Alonso crossed the line 10.1 seconds ahead of Räikkönen, with Hamilton a further 2.8 seconds back in third. The Spaniard’s victory was his 31st in Formula One, moving him past Nigel Mansell on the all-time wins list. The top three finishers — representing three different teams — highlighted the competitive equilibrium of the early season. Button finished a quiet fifth for McLaren, Massa took sixth, and Daniel Ricciardo impressed with seventh for Toro Rosso.
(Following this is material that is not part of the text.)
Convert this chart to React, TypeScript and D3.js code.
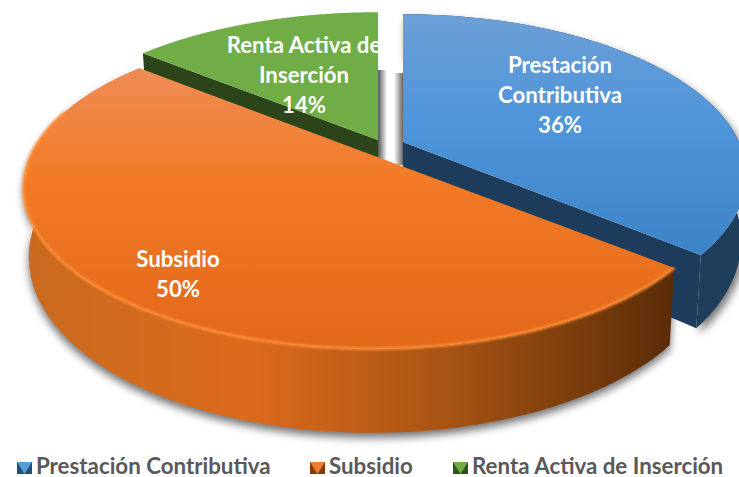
import React from "react";
import * as d3 from "d3";

const width = 739;
const height = 477;

const categories = ["Prestación Contributiva", "Subsidio", "Renta Activa de Inserción"];
const shares = [36, 50, 14];
const labelLines = [["Prestación", "Contributiva", "36%"], ["Subsidio", "50%"], ["Renta Activa de", "Inserción", "14%"]];

// where each exploded slice sits and how big it is
const apexX = [403, 372, 378];
const apexY = [142, 155, 140];
const radiusX = [336, 341, 345];
const rimDepth = [0.95, 1, 1];
const labelX = [560, 178, 304];
const labelY = [73, 267, 53];
const legendX = [17, 310, 453];
const keyLight = ["#5b9bd5", "#ed7d31", "#70ad47"];
const keyDark = ["#1f4e79", "#843c0c", "#2f5220"];

const radiusY = 154;
const persp = 0.205;
const baseScale = 0.985;

const pie = d3.pie<number>().sort(null).value(d => d);
const slices = pie(shares);
const line = d3.line();

// perspective projection of a point on the disc
const project = (i: number, a: number, r: number, base = false): [number, number] => {
  const X = r * Math.sin(a);
  const Y = -r * Math.cos(a);
  const w = 1 - persp * Y;
  const s = base ? baseScale : 1;
  const depth = base ? rimDepth[i] * (65 + 22 * Y) : 0;
  return [apexX[i] + (s * radiusX[i] * X) / w, apexY[i] + (s * radiusY * Y) / w + depth];
};

const arcPoints = (i: number, from: number, to: number, base = false) =>
  d3.range(0, 121).map(k => project(i, from + ((to - from) * k) / 120, 1, base));

const topFace = (i: number) => {
  const s = slices[i];
  return line([project(i, 0, 0), ...arcPoints(i, s.startAngle, s.endAngle)]) + "Z";
};
const rim = (i: number) => {
  const s = slices[i];
  return line([...arcPoints(i, s.startAngle, s.endAngle), ...arcPoints(i, s.endAngle, s.startAngle, true)]) + "Z";
};
const cutWall = (i: number, a: number) =>
  line([project(i, 0, 0), project(i, a, 1), project(i, a, 1, true), project(i, 0, 0, true)]) + "Z";

const App = () => (
  <svg width={width} height={height} style={{ position: "absolute", left: 0, top: 0, background: "#fff" }}
    fontFamily="Lato, 'Open Sans', sans-serif" fontWeight={700}>
    <defs>
      <linearGradient id="blueTop" x1="0" y1="0" x2="0" y2="1">
        <stop offset="0" stopColor="#6c9fd6" />
        <stop offset="0.45" stopColor="#4f95da" />
        <stop offset="1" stopColor="#3d83c8" />
      </linearGradient>
      <linearGradient id="orangeTop" x1="0" y1="0" x2="0" y2="1">
        <stop offset="0" stopColor="#ee8c55" />
        <stop offset="0.4" stopColor="#f27a26" />
        <stop offset="1" stopColor="#e2681a" />
      </linearGradient>
      <linearGradient id="orangeRim" x1="0" y1="0" x2="1" y2="0">
        <stop offset="0" stopColor="#c96a20" />
        <stop offset="0.35" stopColor="#dc6a1c" />
        <stop offset="0.65" stopColor="#a85414" />
        <stop offset="1" stopColor="#5a2c08" />
      </linearGradient>
      <linearGradient id="gapLeft" x1="0" y1="0" x2="1" y2="0">
        <stop offset="0" stopColor="#555" />
        <stop offset="1" stopColor="#555" stopOpacity={0} />
      </linearGradient>
      <linearGradient id="gapRight" x1="0" y1="0" x2="1" y2="0">
        <stop offset="0" stopColor="#555" stopOpacity={0} />
        <stop offset="1" stopColor="#555" />
      </linearGradient>
      <filter id="soft" x="-10%" y="-10%" width="120%" height="130%">
        <feGaussianBlur stdDeviation="4" />
      </filter>
      <filter id="bevel" x="-5%" y="-5%" width="110%" height="110%">
        <feGaussianBlur stdDeviation="0.9" />
      </filter>
    </defs>

    {/* shadows under the slices */}
    <path d={rim(0)} fill="#000" opacity={0.55} filter="url(#soft)" transform="translate(3,5)" />
    <path d={rim(1)} fill="#000" opacity={0.55} filter="url(#soft)" transform="translate(0,5)" />
    <rect x={378} y={70} width={9} height={92} fill="url(#gapLeft)" />
    <rect x={394} y={73} width={10} height={92} fill="url(#gapRight)" />

    {/* green */}
    <path d={cutWall(2, slices[2].startAngle)} fill="#2c451b" />
    <path d={topFace(2)} fill="#70ad47" />

    {/* blue */}
    <path d={rim(0)} fill="#1f3e5c" />
    <path d={cutWall(0, slices[0].endAngle)} fill="#1e3d5c" />
    <path d={topFace(0)} fill="url(#blueTop)" />

    {/* orange */}
    <path d={rim(1)} fill="url(#orangeRim)" />
    <path d={topFace(1)} fill="url(#orangeTop)" />
    <path d={line(arcPoints(1, slices[1].startAngle, slices[1].startAngle + 2.75))!} fill="none" stroke="#ff9038" strokeWidth={3}
      opacity={0.85} filter="url(#bevel)" />

    {labelLines.map((lines, i) =>
      lines.map((t, j) => (
        <text key={`${i}-${j}`} x={labelX[i]} y={labelY[i] + j * 30} fill="#fff" fontSize={22.2} textAnchor="middle">
          {t}
        </text>
      ))
    )}

    {categories.map((c, i) => (
      <g key={c}>
        <g transform={`translate(${legendX[i]},462)`}>
          <rect width={15} height={12} fill={keyDark[i]} />
          <path d={line([[0, 0], [15, 0], [7.5, 12]])!} fill={keyLight[i]} />
        </g>
        <text x={legendX[i] + 19} y={474} fill="#595959" fontSize={22.3}>
          {c}
        </text>
      </g>
    ))}
  </svg>
);

export default App;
Immediate Impact and Reactions

Alonso’s victory was a much-needed morale boost for Ferrari. After the disappointment of the 2012 season, where he lost the title by just three points to Vettel, and the shaky start in Australia and Malaysia, the Chinese win restored belief that the F138 was a championship-capable machine. “This is a perfect Sunday,” Alonso declared from the top step. “The car felt great all race, and the strategy was executed perfectly by the team.”

The result also injected life into the title fight. Alonso leaped from seventh to third in the standings with 43 points, just nine behind leader Vettel and six behind Räikkönen. The Spaniard’s ability to win from third on the grid, on a circuit not ideally suited to the Ferrari’s characteristics, signalled that the Scuderia could compete everywhere. It also underlined Alonso’s reputation as arguably the finest all-round competitor of his generation — his racecraft, tyre management, and ability to extract the most from a car were on full display.

For Hamilton, the podium was bittersweet. He had taken a historic pole for Mercedes, but the car’s inability to sustain race-long performance remained a theme. Toto Wolff, Mercedes motorsport boss, admitted that the team needed to improve its understanding of the tyres. Räikkönen, ever taciturn, simply noted that Lotus had not expected to be so competitive early on, but he remained focused on consistent points finishes.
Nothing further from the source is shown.